Scoopy’s Notebook, Week of May 31, 2018

Win some, lose some: After recently winning the support of the Village Independent Democrats club in her run for governor, Cynthia Nixon has won one and lost one with other local clubs. She personally showed up at the endorsement vote of the Chelsea Reform Democratic Club where she faced off with Assemblymember Richard Gottfried, who was standing in as a surrogate for Governor Andrew Cuomo. Cuomo won C.R.D.C. by three votes. However, Nixon got the backing of the East Side’s Coalition for a District Alternative, or CoDA, which also is supporting Councilmember Jumaane Williams for lieutenant governor and Congressmember Carolyn Maloney for re-election. V.I.D., for its part, is also backing Lieutenant Governor Kathy Hochul for re-election over the upstart Williams. After all, Erik Coler, the club’s president, noted, it’s the Year of the Woman.

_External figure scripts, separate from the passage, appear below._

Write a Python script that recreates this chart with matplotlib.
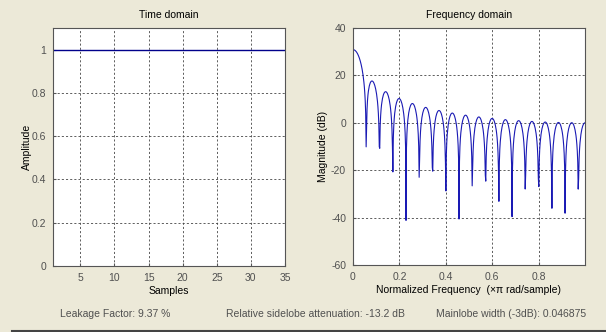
import numpy as np
import matplotlib.pyplot as plt

plt.rcParams['font.family'] = ['Liberation Sans', 'DejaVu Sans']
plt.rcParams['font.size'] = 7.5
plt.rcParams['axes.unicode_minus'] = False

# window samples (rectangular, length 35)
window = [1.0] * 35
samples = list(range(1, 36))
nfft = 1024

# stats shown under the plots
leakage_txt = 'Leakage Factor: 9.37 %'
sidelobe_txt = 'Relative sidelobe attenuation: -13.2 dB'
mainlobe_txt = 'Mainlobe width (-3dB): 0.046875'

bg = '#ece9d8'
edge = '#555555'
tickc = '#505050'

# magnitude response of the window samples, half spectrum like wvtool
spec = np.fft.fft(np.array(window), nfft)[:nfft // 2]
mag = 20 * np.log10(np.abs(spec) + 1e-12)
freq = np.arange(nfft // 2) / (nfft // 2)

fig = plt.figure(figsize=(6.06, 3.32), dpi=100, facecolor=bg)
ax1 = fig.add_axes([53/606, 66/332, 232/606, 238/332])
ax2 = fig.add_axes([353/606, 67/332, 232/606, 237/332])

def style(ax):
    for s in ax.spines.values():
        s.set_color(edge)
        s.set_linewidth(0.8)
    ax.tick_params(direction='in', length=2.5, colors=edge, labelcolor=tickc,
                   top=False, right=False, pad=5)
    ax.grid(True, linestyle=(0, (2.5, 2.5)), color='#444444', linewidth=0.6)

ax1.plot(samples, window, color='#00008b', linewidth=1.0)
ax1.set_xlim(1, 35)
ax1.set_ylim(0, 1.1)
ax1.set_xticks([5, 10, 15, 20, 25, 30, 35])
ax1.set_yticks([0, 0.2, 0.4, 0.6, 0.8, 1])
ax1.set_yticklabels(['0', '0.2', '0.4', '0.6', '0.8', '1'])
ax1.set_title('Time domain', fontsize=7.5, pad=7)
ax1.set_xlabel('Samples', labelpad=2)
ax1.set_ylabel('Amplitude', labelpad=0)
style(ax1)

ax2.plot(freq, mag, color='#1a1ab4', linewidth=0.8)
ax2.set_xlim(0, 1)
ax2.set_ylim(-60, 40)
ax2.set_xticks([0, 0.2, 0.4, 0.6, 0.8])
ax2.set_xticklabels(['0', '0.2', '0.4', '0.6', '0.8'])
ax2.set_yticks([-60, -40, -20, 0, 20, 40])
ax2.set_title('Frequency domain', fontsize=7.5, pad=7)
ax2.set_xlabel('Normalized Frequency  (\u00d7\u03c0 rad/sample)', labelpad=2)
ax2.set_ylabel('Magnitude (dB)', labelpad=2)
style(ax2)

fig.text(60/606, 1 - 314/332, leakage_txt, va='center', ha='left', color='#505050')
fig.text(315/606, 1 - 314/332, sidelobe_txt, va='center', ha='center', color='#505050')
fig.text(586/606, 1 - 314/332, mainlobe_txt, va='center', ha='right', color='#505050')
fig.add_artist(plt.Line2D([12/606, 1], [1.2/332, 1.2/332], color='#444444', linewidth=1.5,
                          transform=fig.transFigure))

fig.savefig('out.png', dpi=100, facecolor=bg)
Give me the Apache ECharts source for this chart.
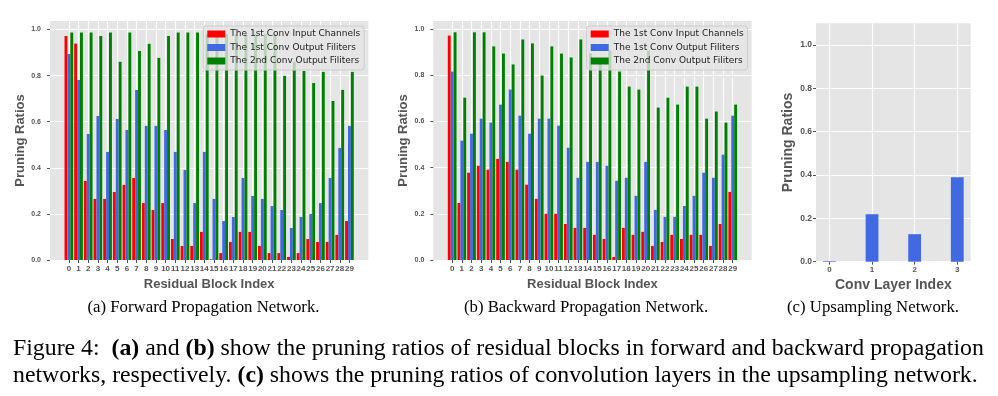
<!DOCTYPE html>
<html>
<head>
<meta charset="utf-8">
<script src="https://cdn.jsdelivr.net/npm/echarts@6/dist/echarts.min.js"></script>
<style>
html, body { margin: 0; padding: 0; background: #fff; }
#chart { width: 998px; height: 396px; }
</style>
</head>
<body>
<div id="chart"></div>
<script>
var blockIndex = [0, 1, 2, 3, 4, 5, 6, 7, 8, 9, 10, 11, 12, 13, 14, 15, 16, 17, 18, 19, 20, 21, 22, 23, 24, 25, 26, 27, 28, 29];
var layerIndex = [0, 1, 2, 3];
var yTicks = [0, 0.2, 0.4, 0.6, 0.8, 1.0];
var seriesNames = ["The 1st Conv Input Channels", "The 1st Conv Output Filiters", "The 2nd Conv Output Filiters"];

// (a) forward propagation network
var fwdInput = [0.972, 0.939, 0.343, 0.265, 0.265, 0.295, 0.326, 0.356, 0.247, 0.217, 0.247, 0.091, 0.061, 0.061, 0.122,
    0.003, 0.030, 0.078, 0.122, 0.122, 0.061, 0.030, 0.030, 0.013, 0.030, 0.091, 0.078, 0.078, 0.109, 0.169];
var fwdOutput = [0.894, 0.781, 0.547, 0.625, 0.469, 0.612, 0.564, 0.738, 0.582, 0.582, 0.564, 0.469, 0.391, 0.247, 0.469,
    0.265, 0.169, 0.187, 0.356, 0.278, 0.265, 0.234, 0.217, 0.139, 0.187, 0.200, 0.247, 0.356, 0.486, 0.582];
var fwdSecond = [0.987, 0.987, 0.987, 0.972, 0.987, 0.860, 0.987, 0.907, 0.938, 0.877, 0.972, 0.987, 0.987, 0.987, 0.980,
    0.980, 0.980, 0.980, 0.980, 0.980, 0.980, 0.980, 0.799, 0.860, 0.820, 0.768, 0.816, 0.690, 0.738, 0.816];

// (b) backward propagation network
var bwdInput = [0.972, 0.247, 0.378, 0.408, 0.391, 0.438, 0.425, 0.391, 0.326, 0.265, 0.200, 0.200, 0.156, 0.139, 0.139,
    0.109, 0.091, 0.013, 0.139, 0.109, 0.122, 0.061, 0.078, 0.109, 0.091, 0.109, 0.109, 0.061, 0.156, 0.295];
var bwdOutput = [0.816, 0.517, 0.547, 0.612, 0.595, 0.673, 0.738, 0.625, 0.547, 0.612, 0.612, 0.582, 0.486, 0.356, 0.425,
    0.425, 0.408, 0.343, 0.356, 0.278, 0.425, 0.217, 0.187, 0.187, 0.234, 0.278, 0.378, 0.356, 0.456, 0.625];
var bwdSecond = [0.986, 0.703, 0.986, 0.986, 0.925, 0.894, 0.847, 0.955, 0.938, 0.799, 0.925, 0.894, 0.877, 0.955, 0.894,
    0.864, 0.907, 0.816, 0.751, 0.738, 0.907, 0.660, 0.703, 0.673, 0.751, 0.751, 0.612, 0.643, 0.595, 0.673];

// (c) upsampling network
var upsampleRatios = [0.003, 0.219, 0.127, 0.390];

var colors = ["#ff0000", "#4169e1", "#008000"];
var grey = "#555555";
var sansBold = { fontFamily: "Liberation Sans", fontWeight: "bold", color: grey };

function pairs(index, values) {
    return values.map(function (v, i) { return [index[i], v]; });
}

function xAxisOf(grid, min, max, ticks, name, labelSize, labelMargin, nameSize) {
    return {
        gridIndex: grid, type: "value", min: min, max: max,
        name: name, nameLocation: "middle", nameGap: 16,
        nameTextStyle: Object.assign({ fontSize: nameSize }, sansBold),
        axisLine: { show: false, onZero: false },
        axisTick: { show: true, customValues: ticks, length: 3, lineStyle: { color: grey } },
        axisLabel: Object.assign({ customValues: ticks, margin: labelMargin, fontSize: labelSize }, sansBold),
        splitLine: { show: true, lineStyle: { color: "#ffffff", width: 1.2 } }
    };
}

function yAxisOf(grid, max, labelSize, labelMargin, nameGap, nameSize) {
    return {
        gridIndex: grid, type: "value", min: 0, max: max,
        name: "Pruning Ratios", nameLocation: "middle", nameGap: nameGap,
        nameTextStyle: Object.assign({ fontSize: nameSize }, sansBold),
        axisLine: { show: false, onZero: false },
        axisTick: { show: true, customValues: yTicks, length: 3, lineStyle: { color: grey } },
        axisLabel: Object.assign({
            customValues: yTicks, margin: labelMargin, fontSize: labelSize,
            formatter: function (v) { return v.toFixed(1); }
        }, sansBold),
        splitLine: { show: true, lineStyle: { color: "#ffffff", width: 1.2 } }
    };
}

function barsOf(axis, lists) {
    return lists.map(function (values, k) {
        return {
            name: seriesNames[k], type: "bar", xAxisIndex: axis, yAxisIndex: axis,
            data: pairs(blockIndex, values), barWidth: "30%", barGap: "0%",
            itemStyle: { color: colors[k] }
        };
    });
}

function legendAt(left) {
    return {
        left: left, top: 26, orient: "vertical", data: seriesNames, icon: "rect",
        itemWidth: 18, itemHeight: 7, itemGap: 1.5, padding: [2, 4, 3, 4],
        backgroundColor: "rgba(229,229,229,0.8)", borderColor: "#cccccc", borderWidth: 1, borderRadius: 3,
        selectedMode: false,
        textStyle: { fontFamily: "DejaVu Sans", fontSize: 9, color: "#222222", lineHeight: 12 }
    };
}

function caption(x, y, text, size, align) {
    return {
        type: "text", x: x, y: y,
        style: {
            text: text, fill: "#000000", align: align, verticalAlign: "middle",
            font: size + "px 'Liberation Serif'",
            rich: { b: { fontFamily: "Liberation Serif", fontWeight: "bold", fontSize: size, fill: "#000000" } }
        }
    };
}

var chart = echarts.init(document.getElementById("chart"));
var gridStyle = { show: true, backgroundColor: "#e5e5e5", borderWidth: 0 };

chart.setOption({
    animation: false,
    grid: [
        Object.assign({ left: 50, top: 21, width: 318.3, height: 239 }, gridStyle),
        Object.assign({ left: 433.3, top: 21, width: 318.3, height: 239 }, gridStyle),
        Object.assign({ left: 816, top: 23.3, width: 154.7, height: 238.4 }, gridStyle)
    ],
    xAxis: [
        xAxisOf(0, -1.95, 30.95, blockIndex, "Residual Block Index", 8, 5, 13),
        xAxisOf(1, -1.95, 30.95, blockIndex, "Residual Block Index", 8, 5, 13),
        xAxisOf(2, -0.315, 3.315, layerIndex, "Conv Layer Index", 8, 4, 14)
    ],
    yAxis: [
        yAxisOf(0, 1.037, 7, 9, 23, 13),
        yAxisOf(1, 1.035, 7, 9, 23, 13),
        yAxisOf(2, 1.1, 8.5, 4, 21, 14)
    ],
    legend: [legendAt(203.3), legendAt(586.7)],
    series: barsOf(0, [fwdInput, fwdOutput, fwdSecond])
        .concat(barsOf(1, [bwdInput, bwdOutput, bwdSecond]))
        .concat([{
            name: "upsampling", type: "bar", xAxisIndex: 2, yAxisIndex: 2,
            data: pairs(layerIndex, upsampleRatios), barWidth: "30%",
            itemStyle: { color: colors[1] }
        }]),
    graphic: [
        caption(203.5, 308, "(a) Forward Propagation Network.", 16.8, "center"),
        caption(586, 308, "(b) Backward Propagation Network.", 16.8, "center"),
        caption(873, 308, "(c) Upsampling Network.", 16.8, "center"),
        caption(13, 349, "Figure 4:  {b|(a)} and {b|(b)} show the pruning ratios of residual blocks in forward and backward propagation", 23.8, "left"),
        caption(13, 375.6, "networks, respectively. {b|(c)} shows the pruning ratios of convolution layers in the upsampling network.", 23.8, "left")
    ]
});
</script>
</body>
</html>
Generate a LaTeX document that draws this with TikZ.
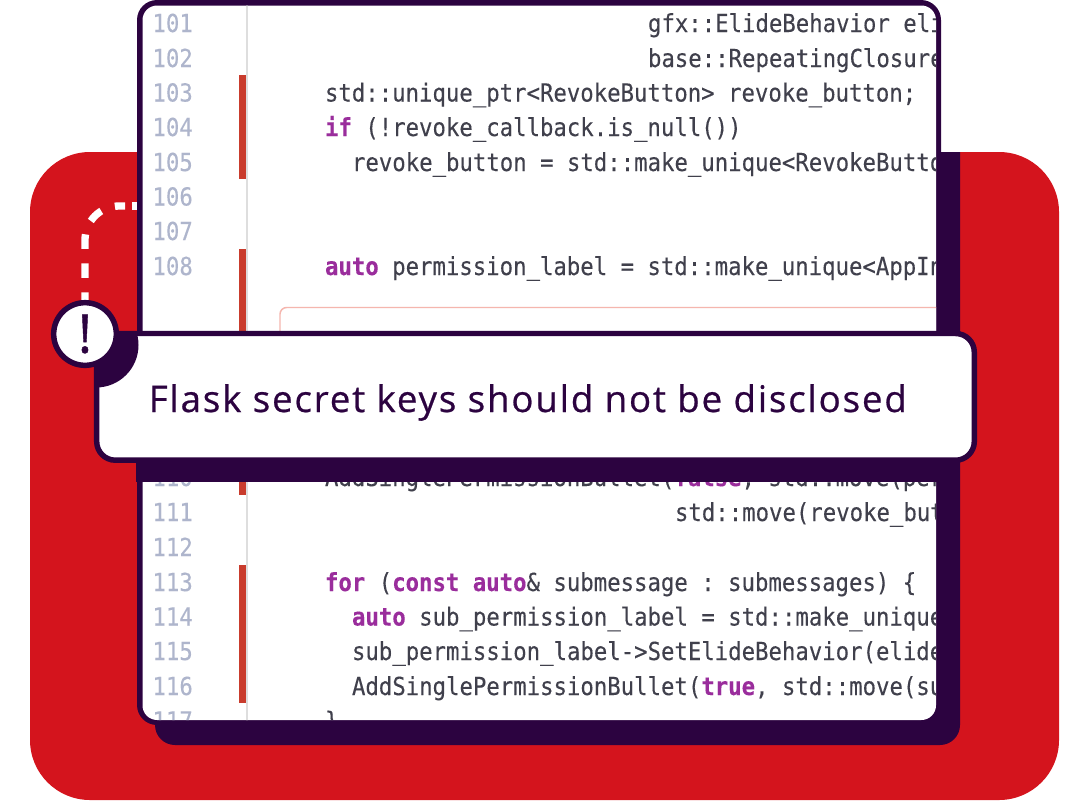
\documentclass[tikz,border=0pt]{standalone}
\usepackage{fontspec}
\setmainfont{Open Sans}
\newfontfamily\codefont[FakeStretch=0.9,FakeBold=0.2]{DejaVu Sans Mono}
\newfontfamily\calloutfont[LetterSpace=5.0,FakeBold=0.6]{Open Sans}
\newfontfamily\markfont[FakeBold=0.8]{Open Sans}
\definecolor{ink}{HTML}{2C0340}
\definecolor{brick}{HTML}{D4141D}
\definecolor{codegrey}{HTML}{40404C}
\definecolor{kwpurple}{HTML}{9A2D9C}
\definecolor{numgrey}{HTML}{AEB5CC}
\definecolor{barred}{HTML}{C93C2D}
\definecolor{rule}{HTML}{DEDEDE}
\definecolor{pinkline}{HTML}{F5B6AE}
\newcommand{\kw}[1]{{\bfseries\color{kwpurple}#1}}
\newcommand{\us}{\_}
\tikzset{
  numtext/.style={anchor=base west,inner sep=0pt,outer sep=0pt,text=numgrey,font=\codefont\fontsize{18.6pt}{20pt}\selectfont\frenchspacing},
  codetext/.style={anchor=base west,inner sep=0pt,outer sep=0pt,text=codegrey,font=\codefont\fontsize{18.6pt}{20pt}\selectfont\frenchspacing},
  changebar/.style={fill=barred,draw=none},
}
\newcommand{\num}[2]{\node[numtext] (n#1) at (152.5,#2) {#1};}
\newcommand{\code}[4]{\node[codetext] (c#1) at (#2,#3) {#4};}
\begin{document}
\begin{tikzpicture}[x=0.75pt,y=-0.75pt]
\useasboundingbox (0,0) rectangle (1088,800);
% red backdrop
\fill[brick,rounded corners=45pt] (30,152) rectangle (1059,800);
% dashed leader
\draw[white,line width=5.5pt,dash pattern=on 10.9pt off 10.9pt] (85,307) -- (85,240) arc[start angle=180,end angle=270,radius=34] -- (125,206);
\draw[white,line width=5.5pt] (132,206) -- (138,206);
% window shadow
\fill[ink] (155,152) -- (960,152) [rounded corners=15pt] -- (960,745) -- (155,745) [sharp corners] -- (155,600) -- cycle;
% window
\fill[ink,rounded corners=15pt] (137,0) rectangle (941,725);
\fill[white,rounded corners=11pt] (142.5,5.5) rectangle (936,720);
\begin{scope}
\clip[rounded corners=11pt] (142.5,5.5) rectangle (936,720);
\fill[rule] (246,0) rectangle (248,725);
\fill[changebar] (239,75) rectangle (246,179);
\fill[changebar] (239,249) rectangle (246,495);
\fill[changebar] (239,565) rectangle (246,703);
\draw[pinkline,line width=1.1pt,fill=white,rounded corners=5pt] (280,307.5) rectangle (1000,400);
\num{101}{32}\num{102}{67}\num{103}{101.5}\num{104}{136}\num{105}{171}\num{106}{205.5}\num{107}{240}\num{108}{275}
\num{110}{486}\num{111}{521}\num{112}{556}\num{113}{591}\num{114}{625.5}\num{115}{660}\num{116}{695}\num{117}{729.5}
\code{101}{648}{32}{gfx::ElideBehavior eli}
\code{102}{648}{67}{base::RepeatingClosure}
\code{103}{325}{101.5}{std::unique\us ptr<RevokeButton> revoke\us button;}
\code{104}{325}{136}{\kw{if} (!revoke\us callback.is\us null())}
\code{105}{352}{171}{revoke\us button = std::make\us unique<RevokeButto}
\code{108}{325}{275}{\kw{auto} permission\us label = std::make\us unique<AppIn}
\code{110}{325}{486}{AddSinglePermissionBullet(\kw{false}, std::move(per}
\code{111}{675}{521}{std::move(revoke\us but}
\code{113}{325}{591}{\kw{for} (\kw{const} \kw{auto}\& submessage : submessages) \{}
\code{114}{352}{625.5}{\kw{auto} sub\us permission\us label = std::make\us unique}
\code{115}{352}{660}{sub\us permission\us label->SetElideBehavior(elide}
\code{116}{352}{695}{AddSinglePermissionBullet(\kw{true}, std::move(su}
\code{117}{325}{729.5}{\}}
\end{scope}
% band under the callout
\fill[ink] (136,440) rectangle (960,482);
% callout
\draw[ink,line width=4.1pt,fill=white,rounded corners=14pt] (96.7,333.5) rectangle (974.3,460.2);
\begin{scope}
\clip[rounded corners=15pt] (94,331) rectangle (977,463);
\fill[ink] (96,345) circle[radius=42.5];
\end{scope}
\node[anchor=base west,inner sep=0pt,text=ink,font=\calloutfont\fontsize{27.5pt}{30pt}\selectfont] (title) at (148.5,412) {Flask secret keys should not be disclosed};
% alert badge
\node[circle,draw=ink,fill=white,line width=4.1pt,minimum size=47pt,inner sep=0pt] (badge) at (85,334) {};
\node[text=ink,inner sep=0pt,font=\markfont\fontsize{40pt}{44pt}\selectfont] (mark) at (badge.center) {!};
\end{tikzpicture}
\end{document}
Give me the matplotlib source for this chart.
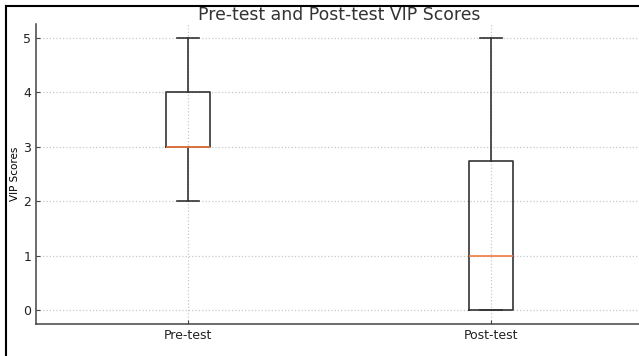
import numpy as np
import matplotlib.pyplot as plt
from matplotlib.lines import Line2D

# scores
labels = ["Pre-test", "Post-test"]
pre_scores = [2, 3, 3, 3, 3, 4, 4, 5]
post_scores = [0, 0, 0, 1, 1, 2, 5, 5]
yticks = [0, 1, 2, 3, 4, 5]

fig = plt.figure(figsize=(6.39, 3.56), dpi=100)
ax = fig.add_axes([0.0563, 0.0899, 0.95, 0.8416])

bp = ax.boxplot([pre_scores, post_scores], widths=0.145,
                boxprops=dict(color="#333333", linewidth=1.2),
                whiskerprops=dict(color="#333333", linewidth=1.2),
                capprops=dict(color="#333333", linewidth=1.2),
                medianprops=dict(color="#f07b3f", linewidth=1.2))
ax.set_xticks([1, 2])
ax.set_xticklabels(labels)
ax.set_yticks(yticks)

ax.grid(True, linestyle=":", color="#c8c8c8", linewidth=0.9)
ax.set_axisbelow(True)
for s in ["top", "right"]:
    ax.spines[s].set_visible(False)
for s in ["left", "bottom"]:
    ax.spines[s].set_color("#444444")
    ax.spines[s].set_linewidth(1.1)
ax.tick_params(direction="in", length=3, labelsize=9, colors="#444444", labelcolor="#222222")

ax.set_title("Pre-test and Post-test VIP Scores", fontsize=12.4, color="#333333", pad=3)
ax.set_ylabel("VIP Scores", fontsize=7.5, labelpad=2)

# screenshot frame on top and left
fig.add_artist(Line2D([6/639, 1], [1-6/356, 1-6/356], color="black", lw=1.5))
fig.add_artist(Line2D([6/639, 6/639], [0, 1-6/356], color="black", lw=1.5))

fig.savefig("out.png", dpi=100)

Bryan Leitgeb, left, of Mast Books, with R.E.M. singer Michael Stipe, at a book-signing event for Stipe’s new tome of photography. Photo by Bob Krasner

Rockin’ photography: R.E.M. singer Michael Stipe was at the new location of Mast Books, at 72 Avenue A, at E. Fifth St., Tuesday night to celebrate his just-released monograph, “Volume 1.” Stipe signed his collection of black-and-white photographs — and some memorabilia — for a store full of grateful fans while Bryan Leitgeb, Mast’s owner, explained the situation. “We’re out of the old location,” he said. “But there’s still a lot of furniture and lots of books to be installed. Think of this as a ‘pop-up.’”  The store should be open for business again in two to three weeks.

From left, Arnaldo (Arnie) Segarra, Theater for the New City Director Crystal Field, dancer Kitty Lunn, Manhattan Borough President Gale Brewer and Dan Kelley, T.N.C.’s house manager, at the ribbon-cutting for the East Village theater’s new handicap-accessible elevator. Photo by Joe Bly

Uplifting event: As usual, the Theater for the New City’s 23rd annual Lower East Side Festival over the Memorial Day weekend was a smashing success. There were more than 190 performances during the three days, featuring theater, music, art, dance, video, film, aerial arts, poetry, magic and comedy. Making this year’s event extra-special, T.N.C. held a ribbon-cutting on Sunday for its new, state-of-the-art wheelchair-accessible Gerald Rupp Elevator. Kitty Lunn, of Infinity Dance, a dance company of abled and disabled dancers, and the Yip Harburg Foundation’s Rainbow Troupe performed, and there was a champagne toast. Contractor Voula Mamais discussed the installation process, and Gerald Rupp, the elevator’s namesake, was on hand to take the very first ride in the A.D.A.-compliant lift. “Theater should be accessible to all: emotionally, spiritually, physically, economically,” said Crystal Field, T.N.C.’s co-founder and artistic director. “All hail an accessible Theater for the New City in the true tradition of the Lower East Side. Welcome! Welcome to all!”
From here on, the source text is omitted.